> INSTRUCTIONS TO FOLLOW:
Only the lines from the top of the records below through the line containing "excl from CPI" should be printed, exactly and without pictures.

> Entries from a dataset:
▬▬▬▬▬▬

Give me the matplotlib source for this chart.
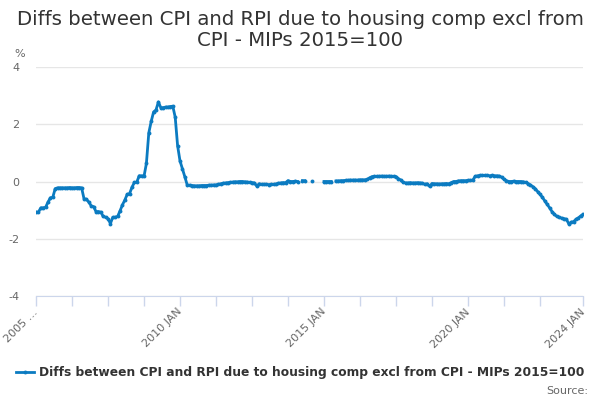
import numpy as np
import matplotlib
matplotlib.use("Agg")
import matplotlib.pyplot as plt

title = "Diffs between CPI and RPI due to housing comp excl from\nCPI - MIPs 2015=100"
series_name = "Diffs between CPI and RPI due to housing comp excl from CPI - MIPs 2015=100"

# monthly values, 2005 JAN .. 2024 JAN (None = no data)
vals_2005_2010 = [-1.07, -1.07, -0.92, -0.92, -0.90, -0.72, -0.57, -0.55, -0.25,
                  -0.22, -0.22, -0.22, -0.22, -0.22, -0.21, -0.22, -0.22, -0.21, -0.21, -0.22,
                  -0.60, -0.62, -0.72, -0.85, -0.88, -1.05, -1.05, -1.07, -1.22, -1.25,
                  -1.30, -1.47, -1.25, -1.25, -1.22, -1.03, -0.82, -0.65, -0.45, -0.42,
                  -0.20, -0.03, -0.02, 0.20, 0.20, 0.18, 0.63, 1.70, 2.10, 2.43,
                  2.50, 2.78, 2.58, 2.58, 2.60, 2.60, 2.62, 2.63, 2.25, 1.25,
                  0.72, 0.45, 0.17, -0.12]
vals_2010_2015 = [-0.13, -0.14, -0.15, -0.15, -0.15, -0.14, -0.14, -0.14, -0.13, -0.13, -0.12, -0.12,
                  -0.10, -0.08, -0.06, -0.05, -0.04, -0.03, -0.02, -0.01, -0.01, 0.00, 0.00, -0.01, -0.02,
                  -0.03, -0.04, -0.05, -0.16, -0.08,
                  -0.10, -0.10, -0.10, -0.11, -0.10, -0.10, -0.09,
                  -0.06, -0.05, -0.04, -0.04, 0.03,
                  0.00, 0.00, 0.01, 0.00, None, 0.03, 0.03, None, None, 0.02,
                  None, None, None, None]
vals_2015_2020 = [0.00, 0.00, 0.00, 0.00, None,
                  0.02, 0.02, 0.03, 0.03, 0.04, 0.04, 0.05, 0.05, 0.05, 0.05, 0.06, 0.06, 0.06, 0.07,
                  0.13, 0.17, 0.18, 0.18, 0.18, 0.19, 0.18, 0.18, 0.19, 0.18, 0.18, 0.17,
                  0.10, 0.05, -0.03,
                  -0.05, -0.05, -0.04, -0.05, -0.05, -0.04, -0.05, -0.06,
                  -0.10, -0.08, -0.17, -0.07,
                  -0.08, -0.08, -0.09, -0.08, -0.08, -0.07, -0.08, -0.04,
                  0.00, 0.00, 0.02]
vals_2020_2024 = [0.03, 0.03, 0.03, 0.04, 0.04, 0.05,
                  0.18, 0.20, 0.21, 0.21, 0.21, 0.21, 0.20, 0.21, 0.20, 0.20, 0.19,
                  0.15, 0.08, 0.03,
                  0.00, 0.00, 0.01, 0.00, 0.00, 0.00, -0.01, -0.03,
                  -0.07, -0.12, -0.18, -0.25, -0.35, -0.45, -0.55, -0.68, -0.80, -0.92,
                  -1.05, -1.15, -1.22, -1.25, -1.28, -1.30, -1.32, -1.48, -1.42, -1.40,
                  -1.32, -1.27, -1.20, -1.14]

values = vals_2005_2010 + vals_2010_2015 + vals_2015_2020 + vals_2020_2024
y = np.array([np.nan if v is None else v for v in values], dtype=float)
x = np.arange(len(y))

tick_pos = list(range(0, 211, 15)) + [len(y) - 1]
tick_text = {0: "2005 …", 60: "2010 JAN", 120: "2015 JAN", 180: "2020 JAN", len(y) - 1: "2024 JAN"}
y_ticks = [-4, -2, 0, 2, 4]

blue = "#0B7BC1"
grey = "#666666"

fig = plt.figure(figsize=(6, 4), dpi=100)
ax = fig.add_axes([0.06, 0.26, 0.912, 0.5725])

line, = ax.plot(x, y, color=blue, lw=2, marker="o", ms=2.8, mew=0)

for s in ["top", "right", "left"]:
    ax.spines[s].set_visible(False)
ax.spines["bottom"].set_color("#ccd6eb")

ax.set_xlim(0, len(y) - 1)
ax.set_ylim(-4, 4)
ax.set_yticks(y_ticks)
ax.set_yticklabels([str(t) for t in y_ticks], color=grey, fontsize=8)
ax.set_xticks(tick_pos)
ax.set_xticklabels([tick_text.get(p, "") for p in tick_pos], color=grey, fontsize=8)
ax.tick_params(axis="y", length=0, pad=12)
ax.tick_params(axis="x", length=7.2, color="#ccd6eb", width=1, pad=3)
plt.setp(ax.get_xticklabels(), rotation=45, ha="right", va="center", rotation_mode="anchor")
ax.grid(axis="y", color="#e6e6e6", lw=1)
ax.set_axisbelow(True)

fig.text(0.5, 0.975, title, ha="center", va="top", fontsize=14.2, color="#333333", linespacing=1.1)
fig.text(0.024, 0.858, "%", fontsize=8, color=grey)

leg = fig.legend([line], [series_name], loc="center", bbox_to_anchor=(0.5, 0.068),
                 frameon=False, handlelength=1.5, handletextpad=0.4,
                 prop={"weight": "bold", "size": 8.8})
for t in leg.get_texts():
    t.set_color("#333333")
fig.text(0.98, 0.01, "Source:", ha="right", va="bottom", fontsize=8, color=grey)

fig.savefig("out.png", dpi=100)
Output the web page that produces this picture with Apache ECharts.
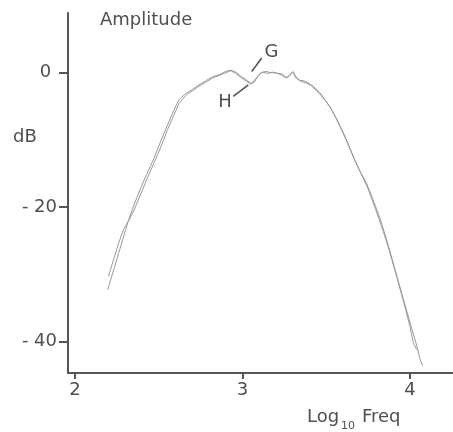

▬▬▬▬▬▬

> RESPONSE FOR THIS EXERCISE:
Give me the matplotlib source for this chart.
import numpy as np
import matplotlib
matplotlib.use("Agg")
import matplotlib.pyplot as plt

title = "Diffs between CPI and RPI due to housing comp excl from\nCPI - MIPs 2015=100"
series_name = "Diffs between CPI and RPI due to housing comp excl from CPI - MIPs 2015=100"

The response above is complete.